The Evolution of Reconnaissance Technology and Its Impact on Reducing Failure
The historical cases discussed predate the digital revolution, but many of their lessons directly influenced the development of modern reconnaissance tools. After Pearl Harbor, the United States invested heavily in signals intelligence, leading to the breakthrough Magic and Purple decryption efforts that saved lives at Midway. The Yom Kippur War spurred Israel to develop indigenous drone programs for real‑time battlefield surveillance, a technology that today dominates global military operations. The Bay of Pigs contributed to the creation of the National Reconnaissance Office and the refinement of satellite imagery interpretation.
Today’s reconnaissance capabilities—hyperspectral sensors, signals‑intelligence satellites, persistent drone overwatch, and artificial intelligence‑driven pattern analysis—have dramatically reduced the probability of crude, high‑level surprise.

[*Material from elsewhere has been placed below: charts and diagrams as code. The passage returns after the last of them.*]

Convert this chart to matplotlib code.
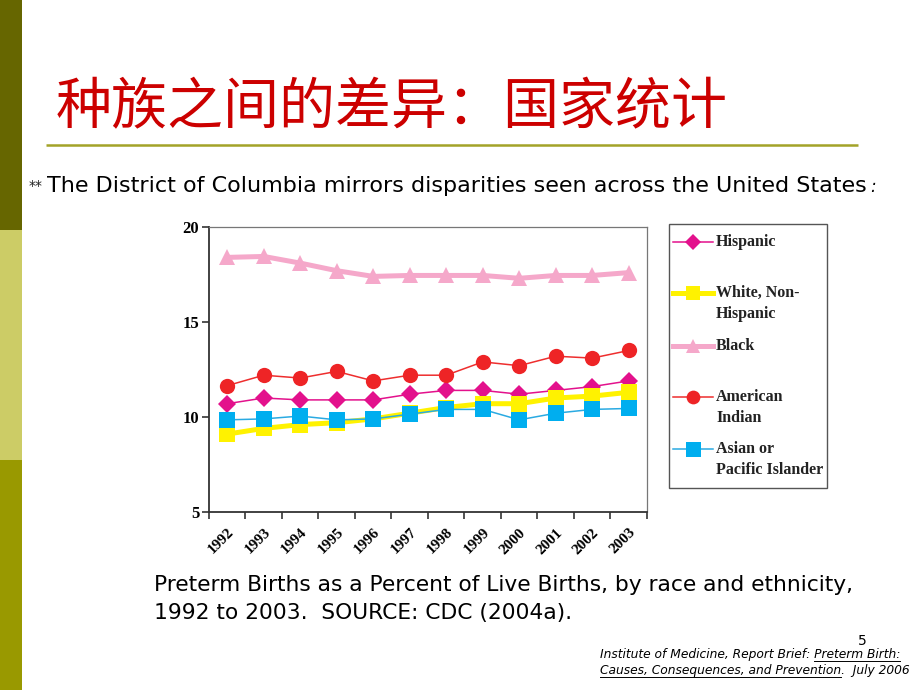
import matplotlib
matplotlib.use("Agg")
import matplotlib.pyplot as plt
from matplotlib.lines import Line2D
import numpy as np

# ---------------- data ----------------
years = ["1992", "1993", "1994", "1995", "1996", "1997",
         "1998", "1999", "2000", "2001", "2002", "2003"]
hispanic = [10.7, 11.0, 10.9, 10.9, 10.9, 11.2, 11.4, 11.4, 11.2, 11.4, 11.6, 11.9]
white = [9.1, 9.4, 9.6, 9.7, 9.9, 10.2, 10.5, 10.7, 10.7, 11.0, 11.1, 11.3]
black = [18.4, 18.45, 18.1, 17.7, 17.4, 17.45, 17.45, 17.45, 17.3, 17.45, 17.45, 17.6]
american_indian = [11.65, 12.2, 12.05, 12.4, 11.9, 12.2, 12.2, 12.9, 12.7, 13.2, 13.1, 13.5]
asian = [9.85, 9.9, 10.05, 9.85, 9.9, 10.15, 10.4, 10.4, 9.85, 10.2, 10.4, 10.45]
yticks_vals = [5, 10, 15, 20]

series_names = ["Hispanic", "White, Non-\nHispanic", "Black",
                "American\nIndian", "Asian or\nPacific Islander"]
series_values = [hispanic, white, black, american_indian, asian]

title_text = "种族之间的差异：国家统计"
subtitle_text = "The District of Columbia mirrors disparities seen across the United States"
caption_lines = ["Preterm Births as a Percent of Live Births, by race and ethnicity,",
                 "1992 to 2003.  SOURCE: CDC (2004a)."]
slide_number = "5"

# ---------------- styles ----------------
styles = [
    dict(color="#E3118C", lw=1.1, marker="D", ms=9, mfc="#E3118C", mec="#E3118C"),
    dict(color="#FFF200", lw=3.6, marker="s", ms=11, mfc="#FFF200", mec="#FFF200"),
    dict(color="#F5A8CA", lw=3.6, marker="^", ms=11, mfc="#F5A8CA", mec="#F5A8CA"),
    dict(color="#EE2E2E", lw=1.1, marker="o", ms=11, mfc="#EE2426", mec="#EE2426"),
    dict(color="#2AAAE2", lw=1.1, marker="s", ms=12, mfc="#00AEEF", mec="#00AEEF"),
]

W, H = 920, 690
fig = plt.figure(figsize=(W / 100, H / 100), dpi=100)
fig.patch.set_facecolor("white")

# page overlay in pixel coordinates
page = fig.add_axes([0, 0, 1, 1], zorder=0)
page.set_xlim(0, W)
page.set_ylim(H, 0)
page.axis("off")
page.patch.set_alpha(0)

# left decorative bar
page.add_patch(plt.Rectangle((0, 0), 22, 230, color="#666600", lw=0))
page.add_patch(plt.Rectangle((0, 230), 22, 230, color="#CCCC66", lw=0))
page.add_patch(plt.Rectangle((0, 460), 22, 230, color="#999900", lw=0))

renderer = fig.canvas.get_renderer()


def px_width(t):
    bb = t.get_window_extent(renderer=renderer)
    return bb.width


def fit_text(x0, x1, y, s, size0, **kw):
    t = page.text(x0, y, s, fontsize=size0, ha="left", **kw)
    w = px_width(t)
    t.set_fontsize(size0 * (x1 - x0) / w)
    return t


body_font = "DejaVu Sans"

# title
fit_text(56, 727, 108, title_text, 40, va="center", color="#CC0000",
         family=["Noto Sans CJK SC", "DejaVu Sans"])
page.plot([46, 858], [145, 145], color="#A3A328", lw=1.8, solid_capstyle="butt")

# subtitle
page.text(29, 186, "**", fontsize=10, style="italic", va="center", color="#222222",
          family="DejaVu Sans")
fit_text(47, 868, 186, subtitle_text, 14, va="center", color="black", family=body_font)
page.text(870, 187, ":", fontsize=12, style="italic", va="center", color="black",
          family="DejaVu Sans")

# caption
t1 = fit_text(154, 855, 591, caption_lines[0], 14, va="baseline", color="black",
              family=body_font)
cap_size = t1.get_fontsize()
page.text(154, 619, caption_lines[1], fontsize=cap_size, va="baseline", color="black",
          family=body_font)

# slide number
page.text(862, 641, slide_number, fontsize=10, ha="center", va="center", color="black",
          family="DejaVu Sans")

# citation with underlines
cit1_pre = "Institute of Medicine, Report Brief: "
cit1_ul = "Preterm Birth:"
cit2_ul = "Causes, Consequences, and Prevention"
cit2_post = ".  July 2006"
c1 = fit_text(600, 903, 658, cit1_pre + cit1_ul, 9, va="baseline", style="italic",
              color="black", family="DejaVu Sans")
csize = c1.get_fontsize()
c2 = page.text(600, 674, cit2_ul + cit2_post, fontsize=csize, va="baseline", style="italic",
               color="black", family="DejaVu Sans")
tmp = page.text(0, 0, cit1_ul, fontsize=csize, style="italic", family="DejaVu Sans")
w_ul1 = px_width(tmp)
tmp.remove()
w_full1 = px_width(c1)
page.plot([600 + w_full1 - w_ul1, 600 + w_full1], [660.5, 660.5], color="black", lw=0.7)
tmp = page.text(0, 0, cit2_ul, fontsize=csize, style="italic", family="DejaVu Sans")
w_ul2 = px_width(tmp)
tmp.remove()
page.plot([600, 600 + w_ul2], [676.5, 676.5], color="black", lw=0.7)

# ---------------- chart ----------------
ax_l, ax_r, ax_t, ax_b = 209, 647, 227, 512
ax = fig.add_axes([ax_l / W, 1 - ax_b / H, (ax_r - ax_l) / W, (ax_b - ax_t) / H], zorder=2)
x = np.arange(len(years))
for name, vals, st in zip(series_names, series_values, styles):
    ax.plot(x, vals, color=st["color"], lw=st["lw"], marker=st["marker"], ms=st["ms"],
            mfc=st["mfc"], mec=st["mec"], mew=0, solid_joinstyle="round", clip_on=False)

ax.set_xlim(-0.5, len(years) - 0.5)
ax.set_ylim(5, 20)
ax.set_yticks(yticks_vals)
ax.set_yticklabels([str(v) for v in yticks_vals], family="Liberation Serif",
                   fontweight="bold", fontsize=12)
ax.set_xticks(np.arange(len(years) + 1) - 0.5)
ax.set_xticklabels([])
ax.set_xticks(x, minor=True)
ax.set_xticklabels(years, minor=True, rotation=45, ha="right", va="top",
                   rotation_mode="anchor", family="Liberation Serif",
                   fontweight="bold", fontsize=11)
ax.tick_params(axis="x", which="minor", length=0, pad=10)
ax.tick_params(axis="x", which="major", length=5, width=1.2, color="#333333", direction="out")
ax.tick_params(axis="y", length=5, width=1.2, color="#333333", direction="out", pad=2)
for side in ["left", "bottom"]:
    ax.spines[side].set_color("#333333")
    ax.spines[side].set_linewidth(1.3)
for side in ["top", "right"]:
    ax.spines[side].set_color("#777777")
    ax.spines[side].set_linewidth(0.9)

# ---------------- legend (manual, pixel coordinates) ----------------
page.add_patch(plt.Rectangle((669, 224), 827 - 669, 488 - 224, fill=False,
                             ec="#555555", lw=1.0, zorder=3))
leg_y = [241.5, 293, 346, 397, 449]
for name, st, yy in zip(series_names, styles, leg_y):
    page.add_line(Line2D([673, 693, 713], [yy, yy, yy], color=st["color"], lw=st["lw"],
                         marker=st["marker"], ms=st["ms"] * 0.9, mfc=st["mfc"],
                         mec=st["mec"], mew=0, markevery=[1], zorder=4))
    for i, line in enumerate(name.split("\n")):
        page.text(716, yy + i * 21.5, line, fontsize=11.5, fontweight="bold",
                  family="Liberation Serif", va="center", ha="left", color="#222222",
                  zorder=4)

fig.savefig("out.png", dpi=100, facecolor="white")
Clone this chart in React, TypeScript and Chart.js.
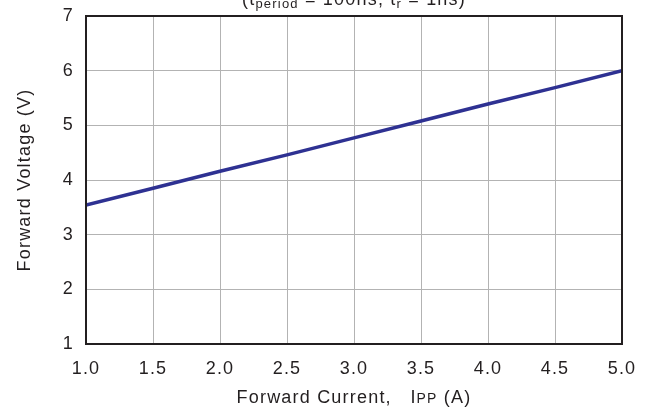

Yet technology alone cannot solve the human factors that caused historical failures. Analysts can still face information overload, cognitive biases, and organizational bottlenecks. The lesson is that technology must be embedded in a culture that prizes intellectual humility, rigorous verification, and the courage to deliver unwelcome news to leadership.
Applying Historical Insights to Modern Operations
The study of reconnaissance failures is not an academic exercise; it is a living discipline that directly shapes how governments, militaries, and even businesses approach competitive intelligence. The common thread is that failures were rarely the result of a single missing piece of data but rather a systemic breakdown in how information was collected, interpreted, and acted upon. By institutionalizing the lessons of the past—embracing redundancy in collection, fostering analytic dissent, flattening information hierarchies, and continually updating assessments—modern organizations can avoid the traps that befell Custer, the German high command, and the intelligence agencies of the mid‑20th century. As new challenges emerge, from cyber‑espionage to space‑based threats, these foundational principles will remain the bedrock of effective reconnaissance.